Jac Jac
Songster
Thanks for your insightful input. I got non-commercial woodchips/shavings; found out about the green wood fungus "problem" weeks later - after I completed my spread - now, I know better. So...thanks again.Do you have any neighbors, family, or friends who would love to have you take their leaves off their hands come fall?
Presumably, those leaves stop somewhere downwind. Piling up against a fenceline? Against a building? You only need a little to inoculate your litter with the composting organisms -- but the organisms will appear naturally in due time if you can't get any.
You can use any kind of compost brown as litter, even your shredded bills (though perhaps not ideal in a windy place). In town I used pine straw, straw, leaves, corn husks and cobs (from both my own meals and the corn I husked for fruit stand customers), garden weeds, dried lawn clippings (they have to dry spread out because they'll make a mucky mess), wood chips, shavings, and whatever else came to hand.
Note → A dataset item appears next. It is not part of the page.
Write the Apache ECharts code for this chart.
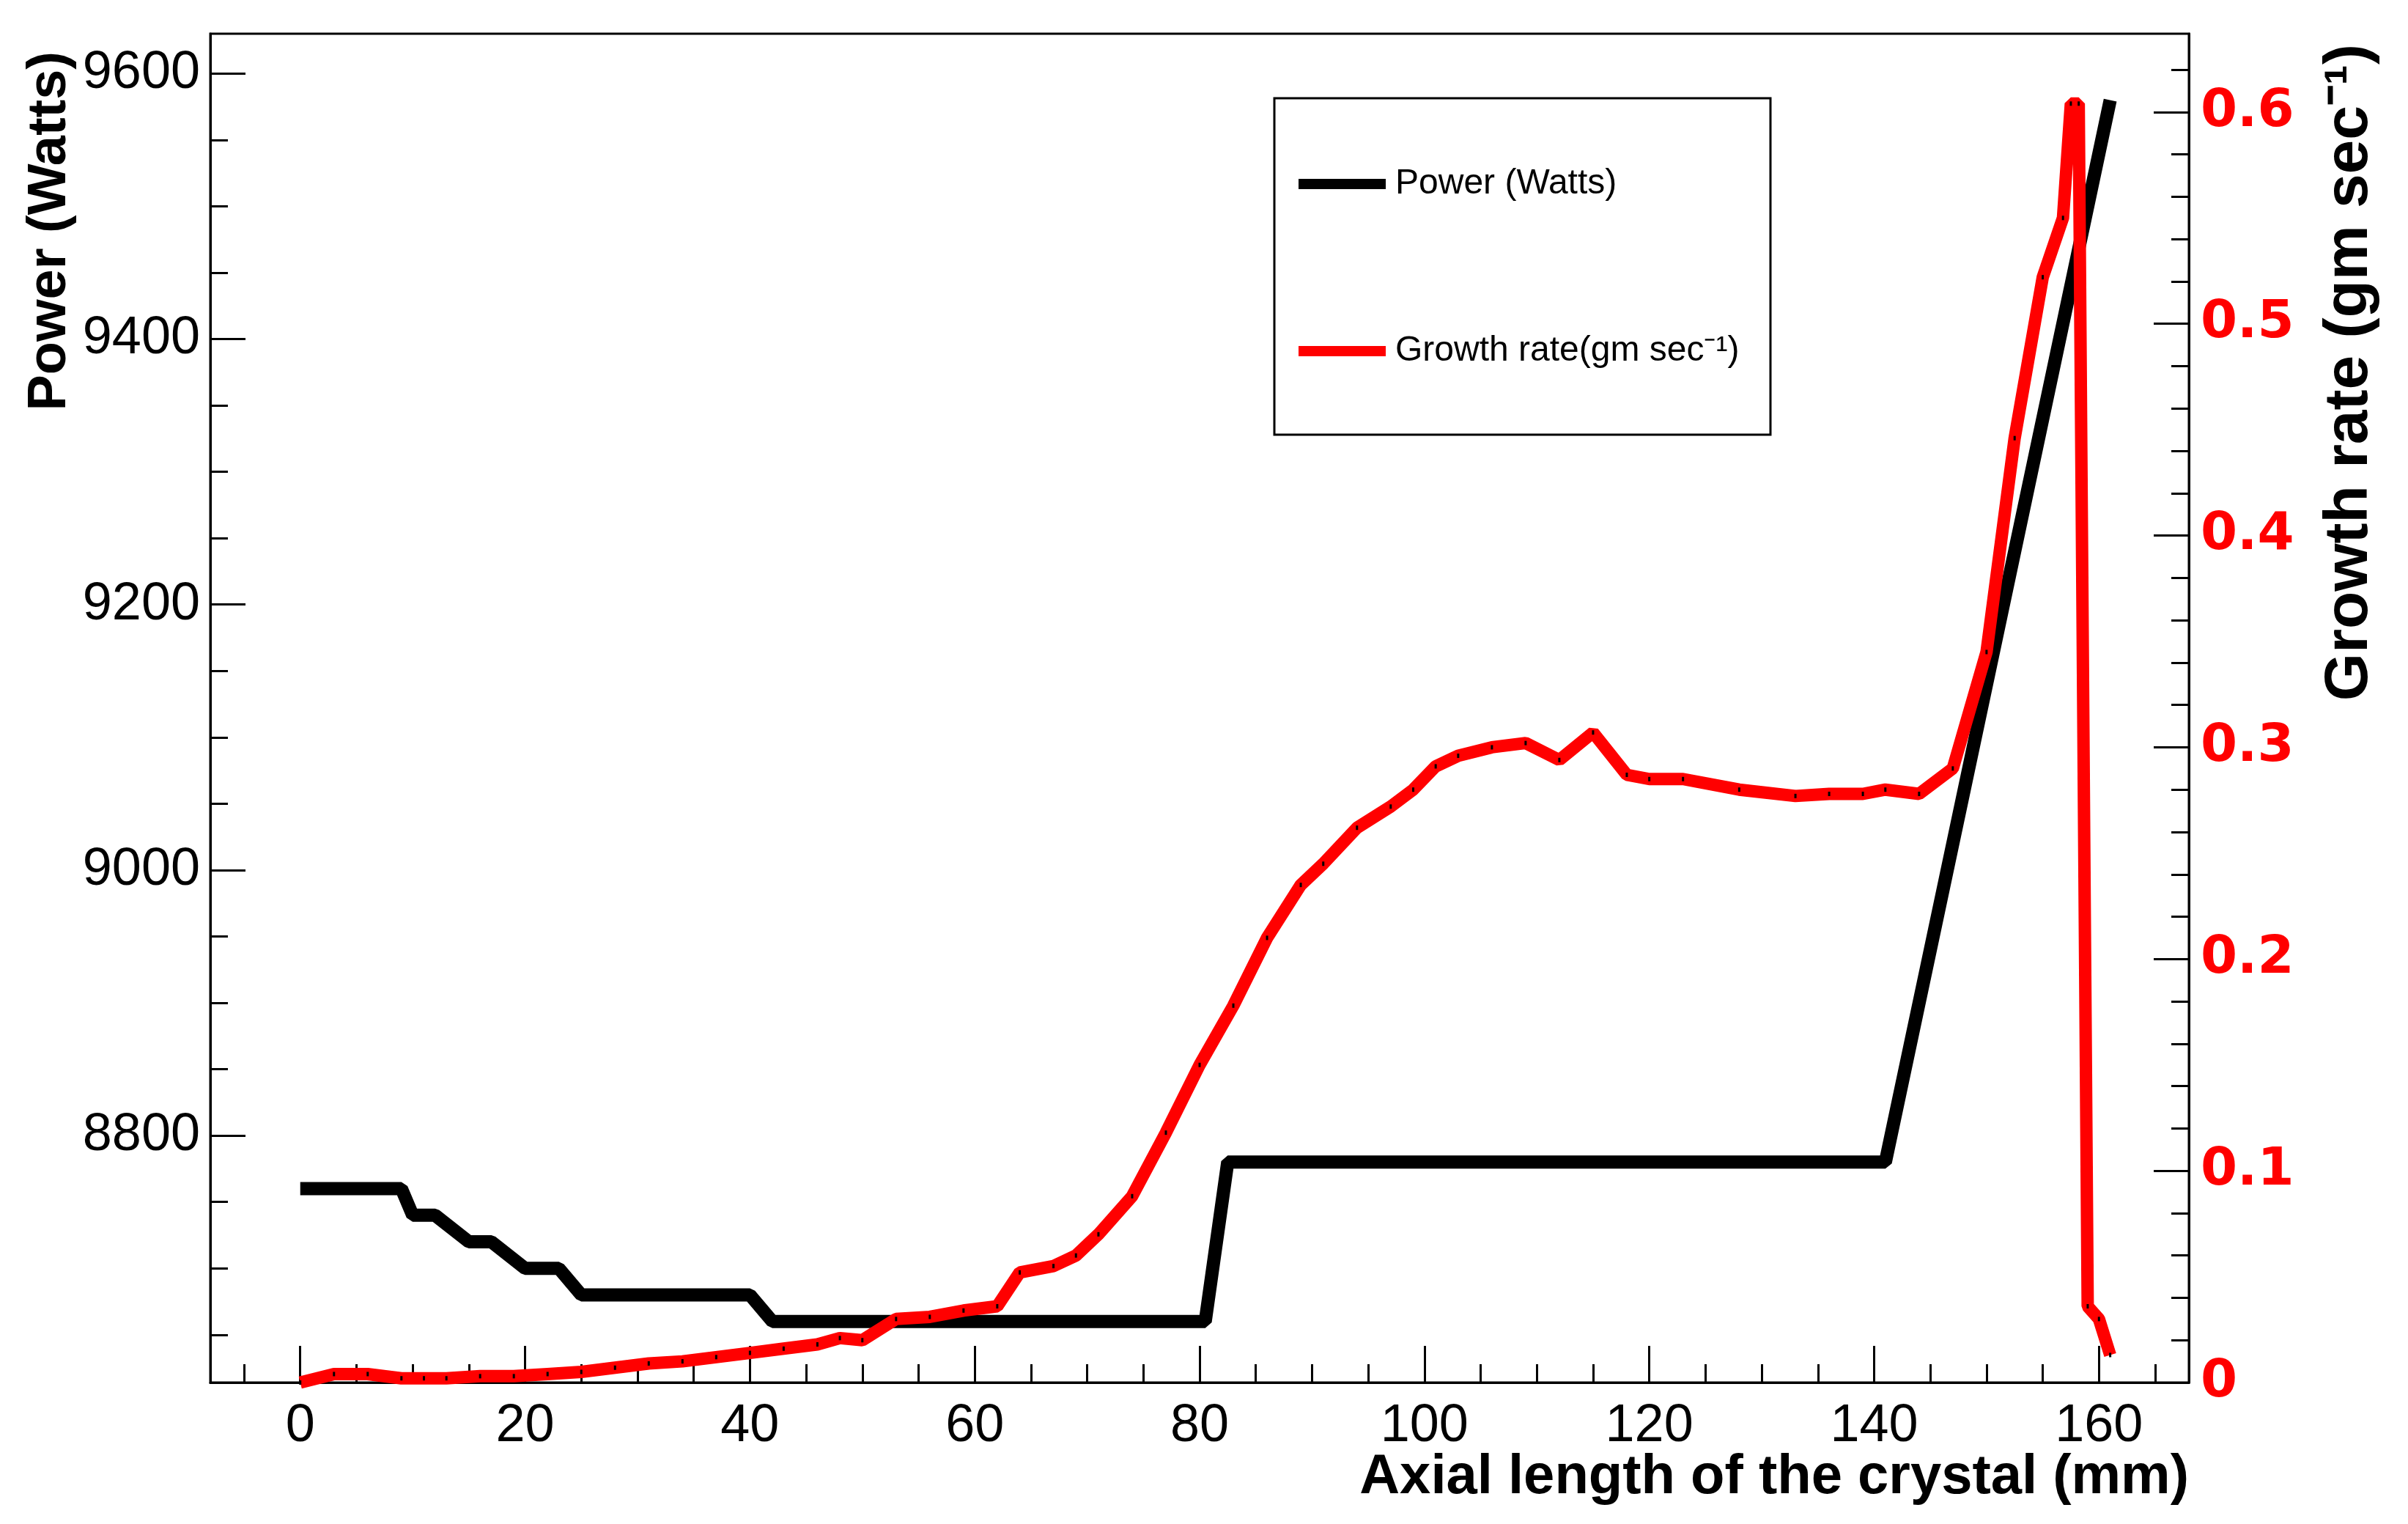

The problem with straw is it's tendency to mat, but if you use it in thin layers, shaking the flakes loose and fluffy as you spread it, and break up mats with your manure fork as you notice them, it works fine.
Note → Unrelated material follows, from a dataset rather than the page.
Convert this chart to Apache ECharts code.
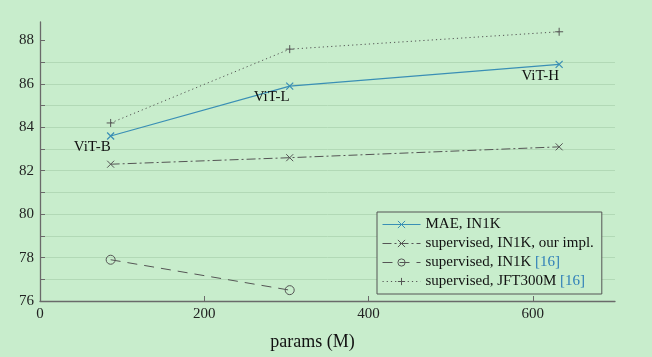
<!DOCTYPE html>
<html><head><meta charset="utf-8">
<script src="https://cdn.jsdelivr.net/npm/echarts@6/dist/echarts.min.js"></script>
<style>html,body{margin:0;padding:0;background:#c8edcc}#c{width:652px;height:357px}</style>
</head><body><div id="c"></div>
<script>
const params = [86, 304, 632];
const modelNames = ['ViT-B', 'ViT-L', 'ViT-H'];
const maeIN1K = [83.6, 85.9, 86.9];
const supOurImpl = [82.3, 82.6, 83.1];
const supIN1K = [77.9, 76.5];
const supJFT = [84.2, 87.6, 88.4];
const seriesNames = ['MAE, IN1K', 'supervised, IN1K, our impl.', 'supervised, IN1K [16]', 'supervised, JFT300M [16]'];
const xTicks = [0, 200, 400, 600];
const yTicks = [76, 77, 78, 79, 80, 81, 82, 83, 84, 85, 86, 87, 88];
const yTickLabels = [76, 78, 80, 82, 84, 86, 88];

const serif = 'Liberation Serif';
const gray = '#555';
const blue = '#3a8fb5';
const X = 'path://M0,0L10,10M10,0L0,10';
const PLUS = 'path://M5,0L5,10M0,5L10,5';

function pts(vals){ return vals.map((v,i)=>[params[i], v]); }

const chart = echarts.init(document.getElementById('c'));
chart.setOption({
  backgroundColor: '#c8edcc',
  animation: false,
  grid: {left: 40, right: 37, top: 22, bottom: 56},
  xAxis: {
    type: 'value', min: 0, max: 700, interval: 100,
    name: 'params (M)', nameLocation: 'middle', nameGap: 32,
    nameTextStyle: {fontFamily: serif, fontSize: 18, color: '#111', padding: [0, 30, 0, 0]},
    axisLine: {lineStyle: {color: '#6a6a6a', width: 1.3}},
    axisTick: {inside: true, length: 5, lineStyle: {color: '#6a6a6a'}, customValues: xTicks},
    axisLabel: {fontFamily: serif, fontSize: 15, color: '#222', margin: 6, customValues: xTicks},
    splitLine: {show: false}
  },
  yAxis: {
    type: 'value', min: 76, max: 88.85, interval: 1,
    axisLine: {show: true, lineStyle: {color: '#6a6a6a', width: 1.3}},
    axisTick: {show: true, inside: true, length: 5, lineStyle: {color: '#6a6a6a'}, customValues: yTicks},
    axisLabel: {fontFamily: serif, fontSize: 15, color: '#222', margin: 6, customValues: yTickLabels},
    splitLine: {show: true, showMinLine: false, showMaxLine: false, lineStyle: {color: '#b2d9b6', width: 1}}
  },
  legend: {
    orient: 'vertical', left: 377, top: 212,
    backgroundColor: '#c8edcc', borderColor: '#555', borderWidth: 1,
    padding: [5, 8, 5, 5], itemGap: 4, itemWidth: 38, itemHeight: 9,
    data: seriesNames,
    lineStyle: {width: 1},
    itemStyle: {borderWidth: 1},
    formatter: name => name.replace('[16]', '{b|[16]}'),
    textStyle: {fontFamily: serif, fontSize: 15, color: '#111',
      rich: {b: {fontFamily: serif, fontSize: 15, color: '#2f7fb8'}}}
  },
  series: [
    {name: seriesNames[0], type: 'line', data: pts(maeIN1K), symbol: X, symbolSize: 7,
      lineStyle: {color: blue, width: 1.2}, itemStyle: {color: 'rgba(0,0,0,0)', borderColor: blue, borderWidth: 1.2},
      label: {show: true, position: ['50%', '50%'], align: 'right', verticalAlign: 'top', offset: [0, 4],
        fontFamily: serif, fontSize: 15, color: '#111',
        formatter: p => modelNames[p.dataIndex]}, z: 5},
    {name: seriesNames[1], type: 'line', data: pts(supOurImpl), symbol: X, symbolSize: 7,
      lineStyle: {color: gray, width: 1, type: [9, 3, 2, 3]}, itemStyle: {color: 'rgba(0,0,0,0)', borderColor: gray, borderWidth: 1}},
    {name: seriesNames[2], type: 'line', data: pts(supIN1K), symbol: 'circle', symbolSize: 9,
      lineStyle: {color: gray, width: 1, type: [10, 7]}, itemStyle: {color: 'rgba(0,0,0,0)', borderColor: gray, borderWidth: 1}},
    {name: seriesNames[3], type: 'line', data: pts(supJFT), symbol: PLUS, symbolSize: 8,
      lineStyle: {color: gray, width: 1, type: [1.2, 3]}, itemStyle: {color: 'rgba(0,0,0,0)', borderColor: gray, borderWidth: 1}}
  ]
});
</script></body></html>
Some people use hay but I never did because it was so much more expensive than shavings or straw.
I've also never used corncob bedding or the pelletized wood, horse stall bedding I've seen mentioned here. Likewise rice hulls, which seem to be regionally abundant in some areas like the pine straw which is inexpensive or free for the raking here in the southeast but pricey elsewhere.
BTW, any fresh wood product you obtain non-commercially -- chips from a landscape company, sawdust from a woodworker or lumber mill, etc. -- needs to be aged before it's used. There is a specific problem fungus that grows on fresh, green wood, but disappears after the wood has aged and dried.